- Born: France
- Education: University of Lyon
- Scientific career
- Workplaces: Oxford Vaccine Group Jenner Institute University of Oxford University of Surrey
- Thesis: Etude, à l'aide du virus de l'hépatite B du canard, de l'immunisation génétique pour la prévention et le traitement de l'hépatite B (2000)

= Christine Rollier =

British immunologist

Christine Rollier is a French vaccinologist who is a professor at the University of Surrey. She focuses on the development of vaccines to prevent infectious diseases. In particular, Rollier has focused on the development of vaccinations to eliminate the plague.
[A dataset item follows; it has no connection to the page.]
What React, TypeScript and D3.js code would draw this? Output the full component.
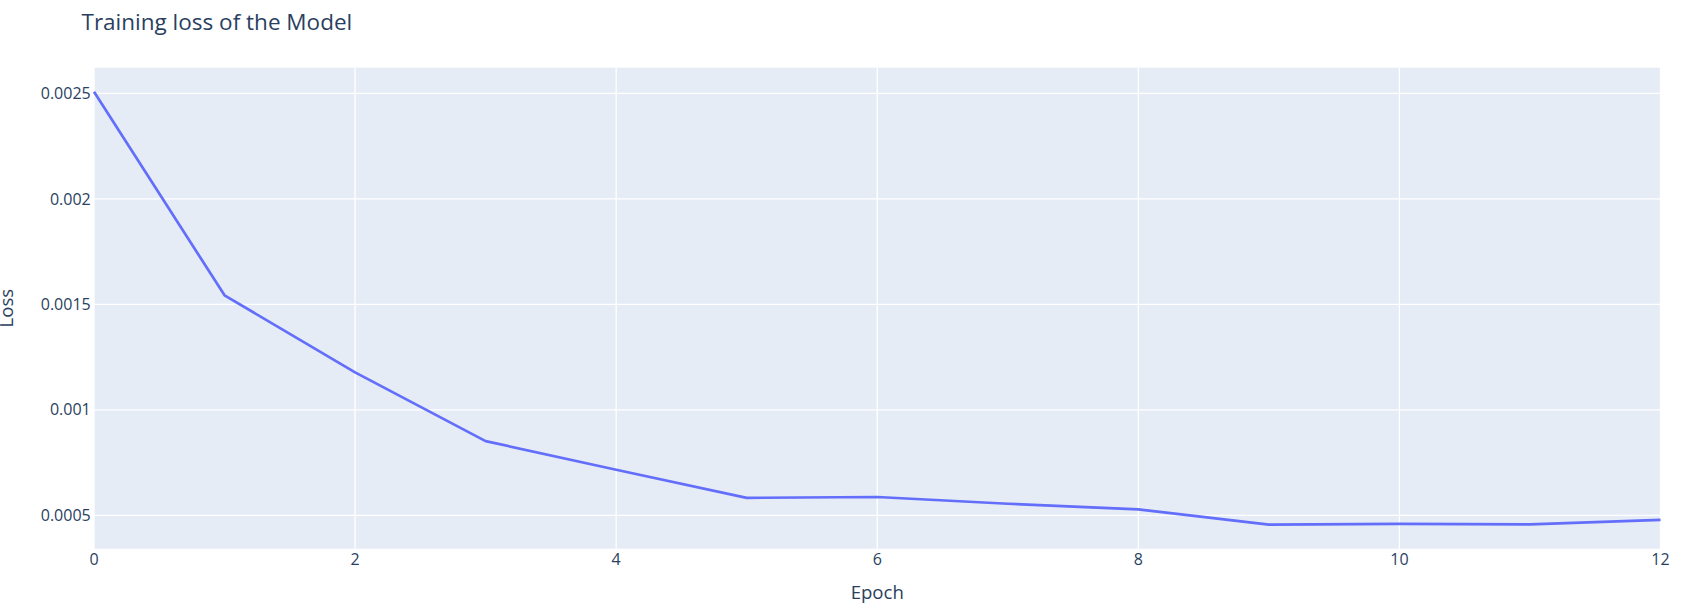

== Early life and education ==
Rollier was born in France. She was an undergraduate student in biochemistry at the University of Lyon. Her doctoral research considered DNA immunisation as a therapeutic tool to treat people with Hepatitis B. She worked alongside physicians at the Inserm (Institut National de la Santé et Recherche Medicale).

== Research and career ==
After earning her doctorate, Rollier moved to the Biomedical Primate Research Center in The Netherlands, where she worked for five years on the development of vaccines against Hepatitis C.
Rollier joined the Jenner Institute in 2007, where she worked as a senior immunologist to improve viral vectored based vaccines. Her first position at Oxford was in the laboratory of Adrian Hill. In 2010, she joined the Oxford Vaccine Group. She was interested in the design of viral vector vaccines specifically for bacterial diseases. Rollier focused on bacterial and infectious diseases that affect children such as group B meningococcus and whooping cough. She has also focused on vaccine candidates to fight the plague, typhoid and paratyphoid fever.

In the early days of the COVID-19 pandemic, Rollier shifted her focus to support the Oxford's work on developing a COVID-19 vaccine. She worked on a vaccine against the plague, which made use of the ChAdOx1 vaccine vector. Outbreaks of the plague continue to occur around the world, impacting communities across rural Africa and the United States. The disease is endemic in Madagascar, with outbreaks in 2017 and 2021. ChAdOx1 is a weakened version of chimpanzee adenoviridae (the common cold virus). Specifically, Rollier and co-workers added genes to generate proteins from Yersinia pestis, the plague bacterium. These proteins are important in the plague bacterium infection pathway, and teach the body to recognise and fight against plague bacteria. Rollier has said it is challenging to develop vaccinations against the plague as this is a disease affecting underprivileged populations.

In 2021, Rollier moved to the University of Surrey, where she was made Professor of Vaccinology.

== Personal life ==
Rollier has two children, and took an eighteen-month career break after having her first child.